What Is a Supplemental Tax Rate for Withholding?
Supplemental tax withholding explained: Learn the 22% flat rate, aggregate method, and how bonus taxes affect your final refund.
Supplemental tax withholding explained: Learn the 22% flat rate, aggregate method, and how bonus taxes affect your final refund.
The standard method for calculating federal income tax withholding uses graduated tables based on the employee’s Form W-4. A supplemental tax rate applies to payments that fall outside of this regular wage structure. This separate calculation is necessary for income the Internal Revenue Service classifies as supplemental wages.
This distinct withholding process is designed to simplify the employer’s obligation regarding non-recurring or irregular income payments. The rate applied is often a flat percentage, regardless of the employee’s total annual tax liability. Understanding this rate is crucial because it can dramatically affect the cash flow from a large payment, such as an annual bonus.
Supplemental wages are compensation paid to an employee that is not considered regular wages, such as salary or hourly pay. The IRS defines these payments as distinct from the amount earned for standard work hours and subject to different federal income tax withholding rules.
Specific examples of supplemental wages include bonuses, commissions, and non-statutory stock options exercised by the employee. Severance pay, payments for accumulated sick leave, and retroactive wage increases are also categorized as supplemental income.
Further examples include expense allowances paid under a non-accountable plan and any back pay received. Taxable fringe benefits, like the personal use of a company car or an award exceeding a de minimis value, also fall under this classification.
The simplest and most common approach to calculating supplemental withholding is the Flat Percentage Method. This method requires the employer to apply a fixed rate to the supplemental wages. This fixed rate is currently 22% for federal income tax withholding, as mandated by IRS guidelines.
The 22% federal rate applies if the supplemental wages are paid separately from regular wages or clearly identified as distinct on the pay statement. The flat rate remains constant regardless of the employee’s personal tax situation or Form W-4 elections. Employers widely adopt this method due to its administrative simplicity.

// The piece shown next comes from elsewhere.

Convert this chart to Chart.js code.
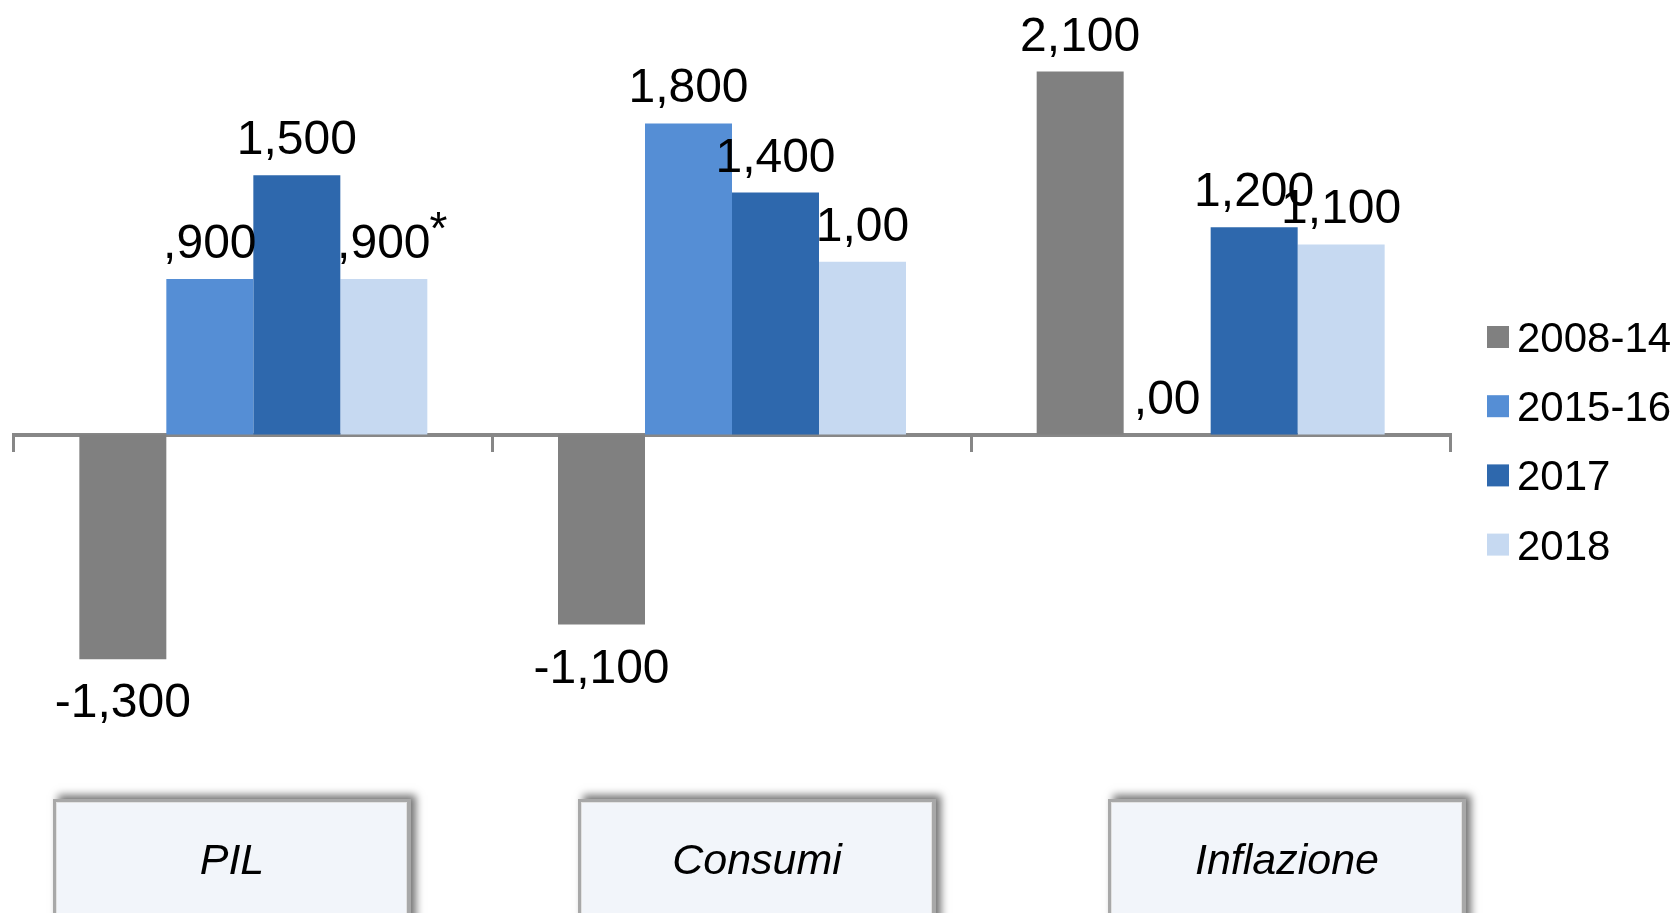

This method eliminates the need for payroll administrators to cross-reference the employee’s withholding status with the standard tables. For many taxpayers, this 22% rate may be significantly higher or lower than their actual marginal tax rate.
The alternative calculation is known as the Aggregate Withholding Method. This process requires the employer to combine the supplemental wages with the regular wages paid either during the current period or the immediately preceding pay period. The employer treats the entire sum as a single, large regular wage payment.
The combined total is then used to calculate the gross withholding amount using the standard IRS graduated tables and the employee’s Form W-4 elections. Using the standard tables on the combined amount often pushes the employee into a higher hypothetical tax bracket. The employer then calculates the tax that would be due on the full, aggregated amount.
Once the total withholding for the combined amount is calculated, the employer must subtract the amount of tax already withheld from the regular wages. The resulting remainder represents the amount of tax required to be withheld solely from the supplemental portion of the payment. This method is often used when supplemental wages are combined into a single paycheck with regular wages, making the 22% flat rate inapplicable.
This method generally results in a withholding amount that is closer to the employee’s actual marginal tax rate than the 22% flat rate would provide. While more accurate, it demands a more rigorous calculation process and careful record-keeping by the employer. Employers have the option to use this method even when the supplemental wages are paid separately.
A critical exception to the standard 22% flat rate and the Aggregate Method exists for high-earning individuals. If an employee receives more than $1 million in supplemental wages during any single calendar year, the mandatory higher rate applies. Employers must monitor the cumulative total of all supplemental payments in the year to track this limit.
Once the $1 million mark is breached, the employer is legally obligated to withhold federal income tax at the highest applicable rate on all amounts exceeding that threshold. This mandatory rate is currently 37%, which is the top marginal federal income tax bracket. The 37% rate must be applied regardless of the method used for the initial payments.
For example, if an employee receives a $1.2 million bonus, the first $1 million can be subject to the 22% rate or the Aggregate Method. The remaining $200,000, however, must have tax withheld at the mandatory 37% rate.
It is essential to understand that the supplemental tax rate is only a mechanism for withholding and does not represent the employee’s final tax liability. This withholding is essentially a prepayment of income taxes throughout the year. The actual tax due is determined when the taxpayer files their annual Form 1040 return.
On Form 1040, all income, including regular wages and supplemental wages, is aggregated to calculate the total tax due based on the taxpayer’s overall marginal tax bracket. All amounts withheld throughout the year, including the supplemental withholding, are credited against this total tax liability.
If the 22% flat withholding rate was higher than the taxpayer’s actual marginal rate, the resulting overpayment will increase their tax refund. Conversely, if the supplemental withholding was lower than the final tax liability, the taxpayer may owe additional tax or see a reduced refund amount. Taxpayers who anticipate a mismatch between the 22% rate and their marginal rate may adjust their regular Form W-4 to compensate for potential under-withholding on supplemental income.